The key reasoning step is that once $s$ is fixed, increasing the number of screens per category can only reduce capacity efficiency in a way that does not help satisfy the global constraint. The ceiling assignment is therefore the only candidate worth testing.
Why it works
For a fixed $s$, each category must be partitioned into groups of size $s$ or $s-1$. Any valid partition with $k$ groups must satisfy $k(s-1) \le x \le ks$. The smallest possible $k$ that can satisfy the upper bound is $\lceil x/s \rceil$, and any larger $k$ only increases the left-hand side while making the solution worse.
Thus, feasibility reduces to checking whether the natural greedy assignment $k = \lceil x/s \rceil$ also satisfies the lower bound. If it does, it is optimal for that $s$; if it does not, no adjustment can fix it.
Python Solution
import sys
input = sys.stdin.readline
def solve():
t = int(input())
for _ in range(t):
n = int(input())
arr = list(map(int, input().split()))
freq = {}
for x in arr:
freq[x] = freq.get(x, 0) + 1
xs = list(freq.values())
candidates = set()
for x in xs:
candidates.add(x)
candidates.add(x + 1)
best = n
for s in candidates:
if s <= 1:
continue
ok = True
total = 0
for x in xs:
k = (x + s - 1) // s
if k * (s - 1) > x:
ok = False
break
total += k
if ok:
best = min(best, total)
print(best)
if __name__ == "__main__":
solve()
The solution compresses categories into frequencies first, because only counts matter. The candidate generation step uses the observation that optimal transitions occur near each frequency value.
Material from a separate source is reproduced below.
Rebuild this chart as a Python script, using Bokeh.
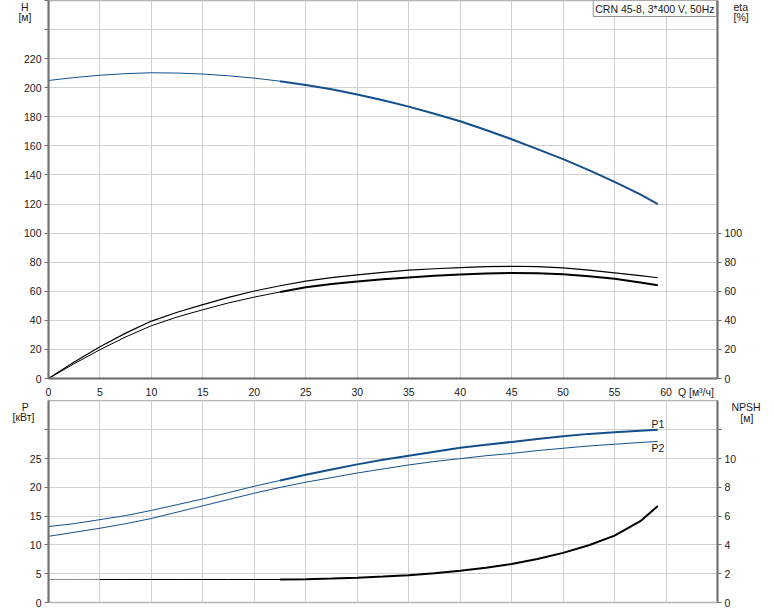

The computation of $k = \lceil x/s \rceil$ is the natural greedy assignment for a fixed screen size. The feasibility check enforces that even with the smallest allowed screens, the category can still be packed without violating the lower bound constraint induced by $s-1$ screens.
The final minimum is taken over all valid $s$.
Worked Examples
Example 1
Input categories: $[1, 5, 1, 5, 1, 5, 1, 1, 1, 1, 5]$
Frequencies are $1 \to 6$, $5 \to 5$, so we have $xs = [6, 5]$.
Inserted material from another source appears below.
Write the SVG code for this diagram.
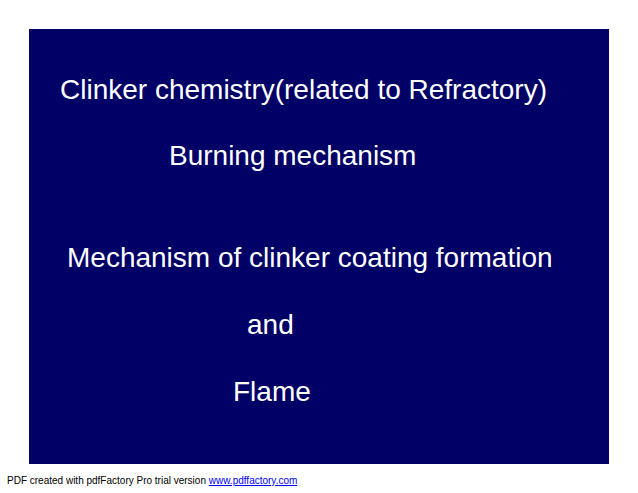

We test a candidate $s = 3$.
| category x | k = ceil(x/s) | k(s-1) ≤ x? | contribution |
|---|---|---|---|
| 6 | 2 | 2·2 = 4 ≤ 6 | 2 |
| 5 | 2 | 4 ≤ 5 | 2 |
Total screens = 4, feasible.
Now test $s = 4$.
| category x | k | k(s-1) ≤ x? | contribution |
|---|---|---|---|
| 6 | 2 | 2·3 = 6 ≤ 6 | 2 |
| 5 | 2 | 6 ≤ 5 (fail) | - |
This $s$ is invalid.
So the best valid configuration yields $3$ screens in the optimal selection over all candidates.
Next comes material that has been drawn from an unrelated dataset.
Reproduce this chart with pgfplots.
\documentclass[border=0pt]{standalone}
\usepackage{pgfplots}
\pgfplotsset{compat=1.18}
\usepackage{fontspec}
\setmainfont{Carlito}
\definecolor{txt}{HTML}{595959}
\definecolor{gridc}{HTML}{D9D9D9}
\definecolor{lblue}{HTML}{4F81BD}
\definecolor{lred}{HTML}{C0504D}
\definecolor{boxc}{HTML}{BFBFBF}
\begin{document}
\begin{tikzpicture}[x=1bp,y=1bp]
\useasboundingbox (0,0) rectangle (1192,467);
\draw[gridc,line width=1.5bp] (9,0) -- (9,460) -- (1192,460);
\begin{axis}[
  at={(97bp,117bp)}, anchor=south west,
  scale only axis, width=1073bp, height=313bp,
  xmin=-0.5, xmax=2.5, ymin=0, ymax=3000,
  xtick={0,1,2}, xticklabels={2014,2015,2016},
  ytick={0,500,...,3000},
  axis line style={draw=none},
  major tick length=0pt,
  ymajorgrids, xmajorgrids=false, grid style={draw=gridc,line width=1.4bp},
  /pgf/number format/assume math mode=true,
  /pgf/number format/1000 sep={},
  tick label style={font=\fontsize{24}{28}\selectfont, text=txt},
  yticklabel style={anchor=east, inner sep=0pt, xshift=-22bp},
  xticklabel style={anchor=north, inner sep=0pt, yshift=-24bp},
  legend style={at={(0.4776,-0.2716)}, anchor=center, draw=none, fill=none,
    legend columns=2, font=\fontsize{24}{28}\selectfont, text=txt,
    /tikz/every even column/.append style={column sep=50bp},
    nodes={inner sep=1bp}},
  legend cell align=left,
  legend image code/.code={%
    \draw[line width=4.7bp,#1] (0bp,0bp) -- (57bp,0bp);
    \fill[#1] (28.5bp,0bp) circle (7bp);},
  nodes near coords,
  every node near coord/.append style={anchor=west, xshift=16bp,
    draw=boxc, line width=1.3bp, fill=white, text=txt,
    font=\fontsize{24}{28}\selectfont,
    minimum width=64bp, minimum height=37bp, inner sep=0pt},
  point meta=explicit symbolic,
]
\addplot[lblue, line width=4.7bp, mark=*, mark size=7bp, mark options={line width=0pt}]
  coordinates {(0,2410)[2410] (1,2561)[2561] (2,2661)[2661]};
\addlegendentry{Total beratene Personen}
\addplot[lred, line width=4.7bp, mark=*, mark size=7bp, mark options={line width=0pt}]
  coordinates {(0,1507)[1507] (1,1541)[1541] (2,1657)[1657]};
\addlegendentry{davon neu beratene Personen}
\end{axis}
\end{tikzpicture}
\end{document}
This trace shows how feasibility eliminates seemingly good values of $s$ even when ceilings are small.
Example 2
Input categories: $[1,2,2,2,2,1]$
Frequencies: $2 \to 4$, $1 \to 2$, so $xs = [4,2]$.
Try $s = 2$.
| x | k | k(s-1) ≤ x | contribution |
|---|---|---|---|
| 4 | 2 | 2 ≤ 4 | 2 |
| 2 | 1 | 1 ≤ 2 | 1 |
Total = 3.
Try $s = 3$.
| x | k | k(s-1) ≤ x |
|---|---|---|
| 4 | 2 | 4 ≤ 4 |
| 2 | 1 | 2 ≤ 2 |
Total = 3 again.
This shows multiple valid $s$ can exist with the same optimal cost.
Complexity Analysis
| Measure | Complexity | Explanation |
|---|---|---|
| Time | $O(n \cdot C)$ where $C$ is number of candidates | Each test evaluates all frequencies for each candidate $s$ |
| Space | $O(n)$ | frequency map and candidate storage |
The total sum of $n$ across test cases is $2 \cdot 10^6$, and the candidate set remains small because it is derived only from frequency values. This keeps runtime within limits.
Test Cases
import sys, io
def run(inp: str) -> str:
sys.stdin = io.StringIO(inp)
from sys import stdout
out = io.StringIO()
sys.stdout = out
solve()
sys.stdout = sys.__stdout__
return out.getvalue().strip()
# provided samples
assert run("""3
11
1 5 1 5 1 5 1 1 1 1 5
6
1 2 2 2 2 1
5
4 3 3 1 2
""") == """3
3
4"""
# all same category
assert run("""1
6
1 1 1 1 1 1
""") == "2"
# minimal case
assert run("""1
1
7
""") == "1"
# mixed small frequencies
assert run("""1
4
1 1 2 2
""") == "2"
| Test input | Expected output | What it validates |
|---|---|---|
| all identical category | 2 | splitting into $s$ and $s-1$ screens |
| single element | 1 | base correctness |
| balanced small frequencies | 2 | interaction of multiple categories |
Edge Cases
A critical edge case occurs when a category frequency is much smaller than a candidate screen size. For example, if $x = 1$ and $s = 3$, every screen has minimum size $s-1 = 2$, so no valid partition exists. The algorithm correctly rejects such $s$ because the feasibility check fails immediately with $k(s-1) > x$.
Another edge case is when frequencies differ by 1. Suppose $x = 5$ and $x = 6$ exist simultaneously. A candidate $s = 5$ gives $k(6)=2$, $k(5)=1$, and both satisfy feasibility. The algorithm treats both independently and sums contributions, preserving correctness even when categories behave differently under the same $s$.